Le grand point encore est que Cicéron puisse un peu concentrer en lui l’intérêt de Rome. La pièce ne sera jamais Zaïre, ni Inès, ni Bérénice ; mais j’ai la sottise de croire qu’une scène de Catilina et de César vaut mieux que tout cela. Je n’espère pas un succès suivi, je n’attends pas même d’être rejoué après le premier cours de la pièce. Il faudrait trop de ressorts pour remonter sur le théâtre une machine si compliquée ; mais vous m’avez autorisé à penser que les gens raisonnables ne verraient pas sans quelque plaisir une peinture assez fidèle des mœurs de l’ancienne Rome ; et, pourvu que je plaise à la saine partie de Paris, je serai fort content.

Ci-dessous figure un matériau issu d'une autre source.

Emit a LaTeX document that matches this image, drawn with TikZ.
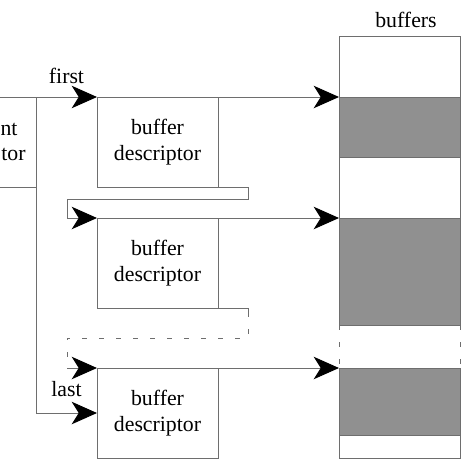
\documentclass[tikz,border=0pt]{standalone}
\usepackage{fontspec}
\setmainfont{Liberation Serif}
\usetikzlibrary{arrows.meta,calc}
\definecolor{linegray}{RGB}{110,110,110}
\definecolor{bufgray}{RGB}{144,144,144}
\begin{document}
\begin{tikzpicture}[
   x=0.025cm, y=-0.025cm,
   font=\fontsize{15.5}{18.5}\selectfont,
   line width=0.7pt,
   desc/.style={draw=linegray,anchor=north west,minimum width=3.025cm,minimum height=2.25cm,align=center,inner sep=0pt,outer sep=0pt},
   buf/.style={draw=linegray,anchor=north west,minimum width=3.025cm,inner sep=0pt,outer sep=0pt},
   full/.style={buf,fill=bufgray},
   ptr/.style={draw=linegray,-{Stealth[length=18pt,width=16pt,inset=5pt,black]}},
   link/.style={draw=linegray},
   dotline/.style={draw=linegray,dash pattern=on 3.6pt off 8.5pt}]
\useasboundingbox (0,0) rectangle (474,474);
% client descriptor, cut at the left edge
\node[draw=linegray,anchor=north east,minimum width=2cm,minimum height=2.25cm,inner sep=0pt,outer sep=0pt] (cl) at (36,97) {};
\node[anchor=base east,inner sep=0pt] (clA) at (18,135) {nt};
\node[anchor=base east,inner sep=0pt] (clB) at (26,160) {tor};
% buffer descriptors
\node[desc] (desc1) at (97,97) {buffer\\descriptor};
\node[desc] (desc2) at (97,218) {buffer\\descriptor};
\node[desc] (desc3) at (97,368) {buffer\\descriptor};
% buffers
\node[buf,minimum height=1.525cm] (buf0) at (339,36) {};
\node[full,minimum height=1.5cm] (buf1) at (339,97) {};
\node[buf,minimum height=1.525cm] (buf2) at (339,157) {};
\node[full,minimum height=2.675cm] (buf3) at (339,218) {};
\node[full,minimum height=1.675cm] (buf4) at (339,368) {};
\node[buf,minimum height=0.575cm] (buf5) at (339,435) {};
\node (buflabel) at (406,20) {buffers};
\draw[dotline] (buf3.south west) -- (buf4.north west);
\draw[dotline] (buf3.south east) -- (buf4.north east);
% first and last
\draw[ptr] (cl.north east) -- node[above=6pt] {first} (desc1.north west);
\draw[ptr] (cl.north east) |- node[pos=0.75,above=8pt] {last} (desc3.west);
% descriptors to buffers
\draw[ptr] (desc1.north east) -- (buf1.north west);
\draw[ptr] (desc2.north east) -- (buf3.north west);
\draw[ptr] (desc3.north east) -- (buf4.north west);
% next pointers
\draw[ptr] (desc1.south east) -- ++(30,0) -- ++(0,12) -| ($(desc2.north west)+(-30,0)$) -- (desc2.north west);
\coordinate (n2) at ($(desc2.south east)+(30,4)$);
\draw[link] (desc2.south east) -- ++(30,0) -- (n2);
\draw[dotline] (n2) |- ($(desc3.north west)+(-30,-30)$) -- ++(0,30);
\draw[ptr] ($(desc3.north west)+(-30,0)$) -- (desc3.north west);
\end{tikzpicture}
\end{document}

Je corrigerai encore très volontiers tous les détails. Je ne plains pas ma peine, ou, pour mieux dire, je ne plains pas mon plaisir ; et c’en est un grand de travailler pour vous.
Savez-vous bien que je viens de refaire cent vers à la Henriade ? Je repasse ainsi toutes mes anciennes erreurs. C’est ici une confession générale continuelle. Je me suis mis à être un peu sévère avec des gens pour qui on l’est rarement ; mais je le suis encore plus pour moi-même.
Enfin, quand vous aurez Rome, il faudra absolument la faire jouer, n’importe quand ; mais je veux en avoir le cœur net. Ce sera une belle négociation, et assez amusante pour vos conjurés. Vous déciderez entre un singe et un coq d’Inde (1) qui des deux représentera César. Il est bien douloureux de n’avoir à choisir qu’entre de tels héros ; mais nous avons du temps d’ici à notre condamnation. Je vous prie, si ma nièce a le bonheur de vous voir, de lui dire que je ne lui écris point cette poste-ci. La raison est que je ne peux plus vous écrire, qu’il faut fermer ma lettre, qu’il n’y a pas un moment à perdre, et que je n’ai que celui de vous dire que je suis à vous pour jamais, sain, malade, triste, ou gai, Prussien, Français, bon ou mauvais poète, plat historien. Adieu, adorables anges.